- [Challenge] Copy nothing but the stretch that opens with the line containing "Convert this chart to matplotlib code." and closes with the line containing "plt.rcParams['font.family'] = ['DejaVu Sans']". Keep pictures out.

[Start of Records shown]

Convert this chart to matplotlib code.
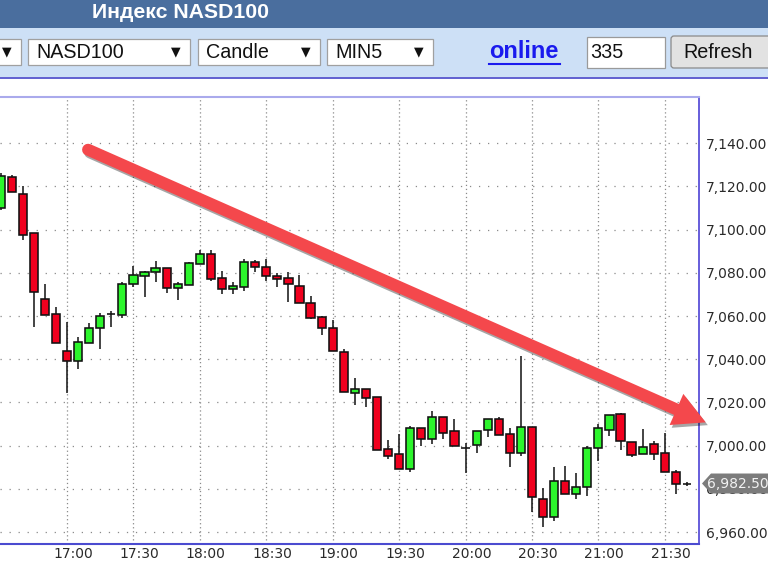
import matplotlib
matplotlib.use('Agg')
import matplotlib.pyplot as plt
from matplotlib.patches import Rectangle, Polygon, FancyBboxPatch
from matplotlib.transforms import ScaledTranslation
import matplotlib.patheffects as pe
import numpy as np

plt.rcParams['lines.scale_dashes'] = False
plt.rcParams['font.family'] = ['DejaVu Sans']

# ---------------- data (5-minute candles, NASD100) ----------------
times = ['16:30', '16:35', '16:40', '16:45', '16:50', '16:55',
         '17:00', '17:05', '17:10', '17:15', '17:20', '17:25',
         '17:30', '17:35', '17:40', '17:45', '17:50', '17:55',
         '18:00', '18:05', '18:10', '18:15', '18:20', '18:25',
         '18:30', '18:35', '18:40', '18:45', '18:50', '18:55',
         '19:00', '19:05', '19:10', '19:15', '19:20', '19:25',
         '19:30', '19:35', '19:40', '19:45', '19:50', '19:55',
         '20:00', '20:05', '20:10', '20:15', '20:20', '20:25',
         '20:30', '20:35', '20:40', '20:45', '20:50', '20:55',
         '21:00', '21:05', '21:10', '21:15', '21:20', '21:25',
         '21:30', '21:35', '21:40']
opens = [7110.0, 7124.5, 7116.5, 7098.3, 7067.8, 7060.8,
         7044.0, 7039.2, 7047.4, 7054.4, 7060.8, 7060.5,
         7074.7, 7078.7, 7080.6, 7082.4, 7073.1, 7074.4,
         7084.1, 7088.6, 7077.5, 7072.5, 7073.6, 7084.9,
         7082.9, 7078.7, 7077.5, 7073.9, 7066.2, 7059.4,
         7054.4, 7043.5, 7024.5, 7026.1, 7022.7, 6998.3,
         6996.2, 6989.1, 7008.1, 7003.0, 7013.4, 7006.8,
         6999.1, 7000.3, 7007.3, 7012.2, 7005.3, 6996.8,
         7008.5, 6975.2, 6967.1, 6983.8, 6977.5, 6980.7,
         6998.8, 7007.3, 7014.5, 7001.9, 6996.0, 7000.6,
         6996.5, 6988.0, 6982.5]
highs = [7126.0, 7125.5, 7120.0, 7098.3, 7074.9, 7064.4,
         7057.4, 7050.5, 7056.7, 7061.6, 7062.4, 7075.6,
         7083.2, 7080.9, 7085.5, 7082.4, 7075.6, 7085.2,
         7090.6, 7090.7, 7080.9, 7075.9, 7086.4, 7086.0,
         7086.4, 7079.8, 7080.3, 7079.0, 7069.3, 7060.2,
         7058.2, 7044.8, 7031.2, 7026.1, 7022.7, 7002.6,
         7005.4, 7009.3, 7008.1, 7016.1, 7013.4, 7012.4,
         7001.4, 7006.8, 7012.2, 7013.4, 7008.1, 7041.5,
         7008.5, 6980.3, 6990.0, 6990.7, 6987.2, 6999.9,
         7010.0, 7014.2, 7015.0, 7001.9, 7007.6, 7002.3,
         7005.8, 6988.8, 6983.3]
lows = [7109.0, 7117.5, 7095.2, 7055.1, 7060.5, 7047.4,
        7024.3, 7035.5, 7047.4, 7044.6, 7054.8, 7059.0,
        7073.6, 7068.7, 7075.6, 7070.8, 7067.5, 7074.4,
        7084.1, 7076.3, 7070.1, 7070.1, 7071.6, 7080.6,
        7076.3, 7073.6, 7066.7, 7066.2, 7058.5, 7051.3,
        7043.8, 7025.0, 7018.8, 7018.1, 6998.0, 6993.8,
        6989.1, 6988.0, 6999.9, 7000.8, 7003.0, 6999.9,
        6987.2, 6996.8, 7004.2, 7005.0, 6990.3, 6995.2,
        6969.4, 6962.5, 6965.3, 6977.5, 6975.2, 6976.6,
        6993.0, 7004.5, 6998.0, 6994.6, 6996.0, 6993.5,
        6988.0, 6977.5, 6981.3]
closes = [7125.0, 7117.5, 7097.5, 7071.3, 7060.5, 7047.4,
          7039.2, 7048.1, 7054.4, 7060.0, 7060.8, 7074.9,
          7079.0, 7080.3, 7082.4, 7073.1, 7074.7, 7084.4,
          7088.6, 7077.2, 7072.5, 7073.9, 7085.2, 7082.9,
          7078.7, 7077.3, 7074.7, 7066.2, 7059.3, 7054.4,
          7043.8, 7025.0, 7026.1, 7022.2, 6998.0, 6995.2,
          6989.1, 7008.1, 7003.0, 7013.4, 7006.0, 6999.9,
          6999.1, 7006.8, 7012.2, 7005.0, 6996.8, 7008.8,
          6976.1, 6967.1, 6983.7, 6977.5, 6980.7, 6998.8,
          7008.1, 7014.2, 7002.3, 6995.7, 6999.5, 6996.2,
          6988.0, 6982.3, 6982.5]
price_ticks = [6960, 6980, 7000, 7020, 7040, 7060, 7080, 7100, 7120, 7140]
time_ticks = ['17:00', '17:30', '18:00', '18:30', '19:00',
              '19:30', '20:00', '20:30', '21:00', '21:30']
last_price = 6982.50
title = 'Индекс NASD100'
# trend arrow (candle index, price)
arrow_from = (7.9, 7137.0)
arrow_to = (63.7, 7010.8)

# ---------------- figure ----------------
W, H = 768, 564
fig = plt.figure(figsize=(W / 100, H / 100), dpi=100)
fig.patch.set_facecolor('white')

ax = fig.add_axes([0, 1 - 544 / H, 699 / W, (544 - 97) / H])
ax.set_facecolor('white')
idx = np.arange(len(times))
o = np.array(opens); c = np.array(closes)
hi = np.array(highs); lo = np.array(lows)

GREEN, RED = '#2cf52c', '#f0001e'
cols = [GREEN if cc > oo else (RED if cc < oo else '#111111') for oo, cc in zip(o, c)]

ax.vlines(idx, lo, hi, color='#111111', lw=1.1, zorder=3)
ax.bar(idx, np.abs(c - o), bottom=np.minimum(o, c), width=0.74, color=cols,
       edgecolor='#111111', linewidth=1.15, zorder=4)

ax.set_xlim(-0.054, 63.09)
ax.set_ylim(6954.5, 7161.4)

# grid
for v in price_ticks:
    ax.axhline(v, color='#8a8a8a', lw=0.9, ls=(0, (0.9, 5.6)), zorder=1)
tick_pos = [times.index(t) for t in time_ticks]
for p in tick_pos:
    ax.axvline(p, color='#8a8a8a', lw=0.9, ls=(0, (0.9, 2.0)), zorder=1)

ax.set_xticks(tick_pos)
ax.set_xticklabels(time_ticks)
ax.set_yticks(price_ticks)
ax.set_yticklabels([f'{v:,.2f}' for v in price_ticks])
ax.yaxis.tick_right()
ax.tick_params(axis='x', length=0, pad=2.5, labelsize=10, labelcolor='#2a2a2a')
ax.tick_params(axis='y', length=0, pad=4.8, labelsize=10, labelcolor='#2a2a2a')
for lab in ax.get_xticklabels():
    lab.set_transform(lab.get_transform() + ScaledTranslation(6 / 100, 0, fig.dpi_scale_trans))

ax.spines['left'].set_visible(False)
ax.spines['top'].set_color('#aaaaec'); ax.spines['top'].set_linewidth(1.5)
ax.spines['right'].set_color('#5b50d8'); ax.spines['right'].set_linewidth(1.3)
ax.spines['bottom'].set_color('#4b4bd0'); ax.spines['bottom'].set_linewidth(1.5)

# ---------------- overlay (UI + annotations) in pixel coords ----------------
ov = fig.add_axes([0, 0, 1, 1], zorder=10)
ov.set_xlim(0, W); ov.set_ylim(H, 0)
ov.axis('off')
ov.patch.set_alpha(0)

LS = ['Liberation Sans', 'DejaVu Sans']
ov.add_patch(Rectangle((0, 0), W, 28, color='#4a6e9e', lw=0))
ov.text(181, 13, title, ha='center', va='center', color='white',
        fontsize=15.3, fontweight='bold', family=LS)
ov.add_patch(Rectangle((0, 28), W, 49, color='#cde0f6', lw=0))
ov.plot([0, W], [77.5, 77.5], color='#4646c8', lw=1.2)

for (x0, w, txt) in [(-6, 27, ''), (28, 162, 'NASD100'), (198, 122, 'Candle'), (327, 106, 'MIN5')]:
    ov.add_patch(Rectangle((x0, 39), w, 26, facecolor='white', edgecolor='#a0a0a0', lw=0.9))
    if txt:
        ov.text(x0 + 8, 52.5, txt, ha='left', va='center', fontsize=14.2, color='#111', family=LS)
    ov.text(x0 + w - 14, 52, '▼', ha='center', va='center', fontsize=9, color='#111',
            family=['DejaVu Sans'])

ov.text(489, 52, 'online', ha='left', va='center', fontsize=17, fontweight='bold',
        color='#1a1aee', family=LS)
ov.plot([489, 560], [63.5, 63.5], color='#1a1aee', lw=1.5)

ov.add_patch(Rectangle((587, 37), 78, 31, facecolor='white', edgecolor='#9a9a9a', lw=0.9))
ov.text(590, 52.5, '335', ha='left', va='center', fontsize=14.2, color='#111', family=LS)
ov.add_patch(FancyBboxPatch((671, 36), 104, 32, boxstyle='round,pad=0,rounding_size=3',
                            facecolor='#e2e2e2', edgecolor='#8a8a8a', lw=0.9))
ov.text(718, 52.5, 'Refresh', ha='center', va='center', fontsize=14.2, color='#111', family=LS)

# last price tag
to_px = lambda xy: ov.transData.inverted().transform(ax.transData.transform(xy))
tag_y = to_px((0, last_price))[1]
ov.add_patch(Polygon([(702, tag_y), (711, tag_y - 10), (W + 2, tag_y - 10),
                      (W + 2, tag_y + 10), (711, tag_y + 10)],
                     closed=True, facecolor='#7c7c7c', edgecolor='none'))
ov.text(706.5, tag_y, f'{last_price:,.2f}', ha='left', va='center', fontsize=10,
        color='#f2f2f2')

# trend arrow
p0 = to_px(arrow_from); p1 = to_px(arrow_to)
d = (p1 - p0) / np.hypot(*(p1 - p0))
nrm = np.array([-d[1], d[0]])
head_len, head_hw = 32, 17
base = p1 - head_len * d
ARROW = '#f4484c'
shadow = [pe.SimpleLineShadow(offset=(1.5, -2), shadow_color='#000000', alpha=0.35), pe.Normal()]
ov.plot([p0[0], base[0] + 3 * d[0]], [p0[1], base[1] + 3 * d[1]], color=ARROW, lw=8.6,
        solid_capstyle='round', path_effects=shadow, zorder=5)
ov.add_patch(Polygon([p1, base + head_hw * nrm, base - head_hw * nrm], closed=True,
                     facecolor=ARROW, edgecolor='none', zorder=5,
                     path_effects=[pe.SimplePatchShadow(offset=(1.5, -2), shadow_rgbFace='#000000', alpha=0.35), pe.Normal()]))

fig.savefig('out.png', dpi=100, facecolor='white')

[End of Records shown]
[Start of Records shown]

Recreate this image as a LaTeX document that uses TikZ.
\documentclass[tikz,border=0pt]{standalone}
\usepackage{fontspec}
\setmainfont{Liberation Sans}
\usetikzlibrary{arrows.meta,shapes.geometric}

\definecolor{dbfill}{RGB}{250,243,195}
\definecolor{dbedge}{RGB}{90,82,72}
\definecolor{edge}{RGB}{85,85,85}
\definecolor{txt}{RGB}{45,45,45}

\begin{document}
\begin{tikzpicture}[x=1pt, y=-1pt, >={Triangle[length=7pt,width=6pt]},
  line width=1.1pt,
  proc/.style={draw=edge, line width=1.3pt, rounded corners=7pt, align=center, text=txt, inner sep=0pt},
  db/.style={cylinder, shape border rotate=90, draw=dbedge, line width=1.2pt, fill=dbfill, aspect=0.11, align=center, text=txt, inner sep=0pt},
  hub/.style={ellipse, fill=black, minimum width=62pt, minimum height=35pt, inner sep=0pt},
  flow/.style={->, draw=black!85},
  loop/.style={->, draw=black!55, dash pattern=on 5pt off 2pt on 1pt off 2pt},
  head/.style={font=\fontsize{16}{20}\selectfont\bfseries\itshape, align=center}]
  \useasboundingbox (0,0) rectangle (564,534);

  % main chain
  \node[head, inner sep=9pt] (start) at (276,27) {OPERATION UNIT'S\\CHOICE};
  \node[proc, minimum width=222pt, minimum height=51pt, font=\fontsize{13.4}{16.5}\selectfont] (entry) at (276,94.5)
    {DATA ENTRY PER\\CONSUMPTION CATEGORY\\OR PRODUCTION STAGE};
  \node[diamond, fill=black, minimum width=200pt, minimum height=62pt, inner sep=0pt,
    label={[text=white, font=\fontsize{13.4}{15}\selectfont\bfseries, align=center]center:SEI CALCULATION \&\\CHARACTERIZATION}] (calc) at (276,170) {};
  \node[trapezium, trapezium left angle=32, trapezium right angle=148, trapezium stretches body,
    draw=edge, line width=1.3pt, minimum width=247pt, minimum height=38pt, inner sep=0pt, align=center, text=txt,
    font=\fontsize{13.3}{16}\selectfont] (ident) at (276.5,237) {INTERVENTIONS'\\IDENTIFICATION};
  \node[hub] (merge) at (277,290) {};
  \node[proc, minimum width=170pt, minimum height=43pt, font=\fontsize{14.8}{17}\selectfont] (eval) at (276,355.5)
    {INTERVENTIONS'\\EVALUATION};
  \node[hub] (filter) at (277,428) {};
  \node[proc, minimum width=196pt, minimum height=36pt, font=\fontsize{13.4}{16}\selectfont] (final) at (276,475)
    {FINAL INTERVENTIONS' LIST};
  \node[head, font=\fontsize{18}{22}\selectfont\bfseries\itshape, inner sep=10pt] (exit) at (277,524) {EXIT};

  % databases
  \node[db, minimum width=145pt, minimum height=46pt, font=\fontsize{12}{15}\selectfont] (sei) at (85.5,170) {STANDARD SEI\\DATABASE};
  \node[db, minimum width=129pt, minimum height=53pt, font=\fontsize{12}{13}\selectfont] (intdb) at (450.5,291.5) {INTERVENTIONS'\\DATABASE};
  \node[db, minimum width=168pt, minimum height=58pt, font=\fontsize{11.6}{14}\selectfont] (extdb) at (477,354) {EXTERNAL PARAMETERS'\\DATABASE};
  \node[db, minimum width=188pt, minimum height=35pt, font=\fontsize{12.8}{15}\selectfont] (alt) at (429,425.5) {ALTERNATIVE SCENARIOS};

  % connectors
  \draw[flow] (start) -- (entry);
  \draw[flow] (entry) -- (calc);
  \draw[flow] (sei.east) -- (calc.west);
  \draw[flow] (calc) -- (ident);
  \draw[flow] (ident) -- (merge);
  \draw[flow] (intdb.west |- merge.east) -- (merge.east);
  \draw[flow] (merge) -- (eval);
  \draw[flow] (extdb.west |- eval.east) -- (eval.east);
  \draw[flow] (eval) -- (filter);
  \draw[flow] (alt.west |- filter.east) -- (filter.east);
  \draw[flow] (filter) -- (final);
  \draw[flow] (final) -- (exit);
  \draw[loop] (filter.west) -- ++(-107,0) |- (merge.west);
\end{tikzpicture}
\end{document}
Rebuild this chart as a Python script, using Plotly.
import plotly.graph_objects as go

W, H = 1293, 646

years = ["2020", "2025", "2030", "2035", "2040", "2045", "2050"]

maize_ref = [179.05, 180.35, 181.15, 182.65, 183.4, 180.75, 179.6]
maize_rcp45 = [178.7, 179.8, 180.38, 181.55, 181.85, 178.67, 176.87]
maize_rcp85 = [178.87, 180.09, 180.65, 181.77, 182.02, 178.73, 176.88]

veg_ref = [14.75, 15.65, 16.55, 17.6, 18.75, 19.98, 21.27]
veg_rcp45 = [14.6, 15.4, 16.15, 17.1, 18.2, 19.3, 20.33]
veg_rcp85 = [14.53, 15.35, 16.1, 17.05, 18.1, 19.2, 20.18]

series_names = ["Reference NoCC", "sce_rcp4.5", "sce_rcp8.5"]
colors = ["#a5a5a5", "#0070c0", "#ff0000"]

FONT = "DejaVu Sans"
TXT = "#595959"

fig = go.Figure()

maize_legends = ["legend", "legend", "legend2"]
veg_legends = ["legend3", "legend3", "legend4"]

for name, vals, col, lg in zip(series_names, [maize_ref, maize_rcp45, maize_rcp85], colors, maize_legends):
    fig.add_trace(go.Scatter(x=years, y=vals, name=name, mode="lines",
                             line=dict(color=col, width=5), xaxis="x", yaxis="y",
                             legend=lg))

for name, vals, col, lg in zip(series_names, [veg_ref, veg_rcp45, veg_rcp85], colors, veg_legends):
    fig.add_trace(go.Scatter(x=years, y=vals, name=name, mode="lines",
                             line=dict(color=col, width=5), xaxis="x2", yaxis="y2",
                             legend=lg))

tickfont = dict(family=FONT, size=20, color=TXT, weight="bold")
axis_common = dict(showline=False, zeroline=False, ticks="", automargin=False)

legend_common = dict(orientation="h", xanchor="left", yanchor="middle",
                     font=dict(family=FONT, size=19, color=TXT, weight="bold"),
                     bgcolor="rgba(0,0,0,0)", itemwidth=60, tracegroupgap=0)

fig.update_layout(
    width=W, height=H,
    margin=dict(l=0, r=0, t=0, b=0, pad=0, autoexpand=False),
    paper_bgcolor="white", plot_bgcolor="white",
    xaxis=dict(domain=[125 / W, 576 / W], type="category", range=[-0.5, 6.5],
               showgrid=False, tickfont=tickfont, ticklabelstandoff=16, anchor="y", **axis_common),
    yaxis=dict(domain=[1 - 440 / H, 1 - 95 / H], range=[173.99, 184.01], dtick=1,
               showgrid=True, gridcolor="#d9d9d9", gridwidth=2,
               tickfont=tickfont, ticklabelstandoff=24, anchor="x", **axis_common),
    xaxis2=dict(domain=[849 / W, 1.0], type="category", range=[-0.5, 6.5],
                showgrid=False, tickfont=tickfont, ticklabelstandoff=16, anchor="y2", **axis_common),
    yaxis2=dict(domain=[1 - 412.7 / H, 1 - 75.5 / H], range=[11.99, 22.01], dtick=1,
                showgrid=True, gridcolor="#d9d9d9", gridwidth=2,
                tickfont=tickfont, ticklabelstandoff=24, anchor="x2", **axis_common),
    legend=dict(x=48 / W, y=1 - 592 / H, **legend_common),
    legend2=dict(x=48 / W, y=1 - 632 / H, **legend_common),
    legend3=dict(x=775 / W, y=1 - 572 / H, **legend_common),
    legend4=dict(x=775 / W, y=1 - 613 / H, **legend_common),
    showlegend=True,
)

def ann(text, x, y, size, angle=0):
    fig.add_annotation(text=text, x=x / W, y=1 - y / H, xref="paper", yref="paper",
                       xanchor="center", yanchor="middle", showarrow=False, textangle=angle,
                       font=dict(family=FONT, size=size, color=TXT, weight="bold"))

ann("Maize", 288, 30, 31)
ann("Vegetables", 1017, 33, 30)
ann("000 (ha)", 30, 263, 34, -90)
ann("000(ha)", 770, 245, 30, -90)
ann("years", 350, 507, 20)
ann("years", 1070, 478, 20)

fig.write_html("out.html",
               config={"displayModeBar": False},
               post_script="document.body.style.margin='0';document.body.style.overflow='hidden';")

[End of Records shown]
[Start of Records shown]

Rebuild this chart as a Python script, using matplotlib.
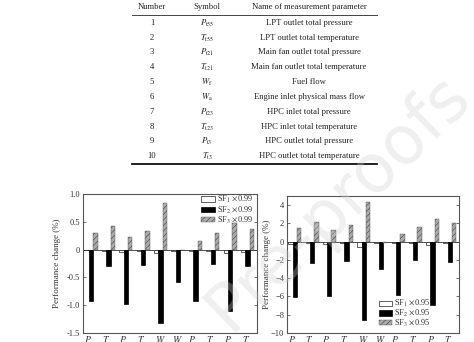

[End of Records shown]

- [Solution for this problem]
Convert this chart to matplotlib code.
import matplotlib
matplotlib.use('Agg')
import matplotlib.pyplot as plt
from matplotlib.patches import Rectangle, Polygon, FancyBboxPatch
from matplotlib.transforms import ScaledTranslation
import matplotlib.patheffects as pe
import numpy as np

plt.rcParams['lines.scale_dashes'] = False
plt.rcParams['font.family'] = ['DejaVu Sans']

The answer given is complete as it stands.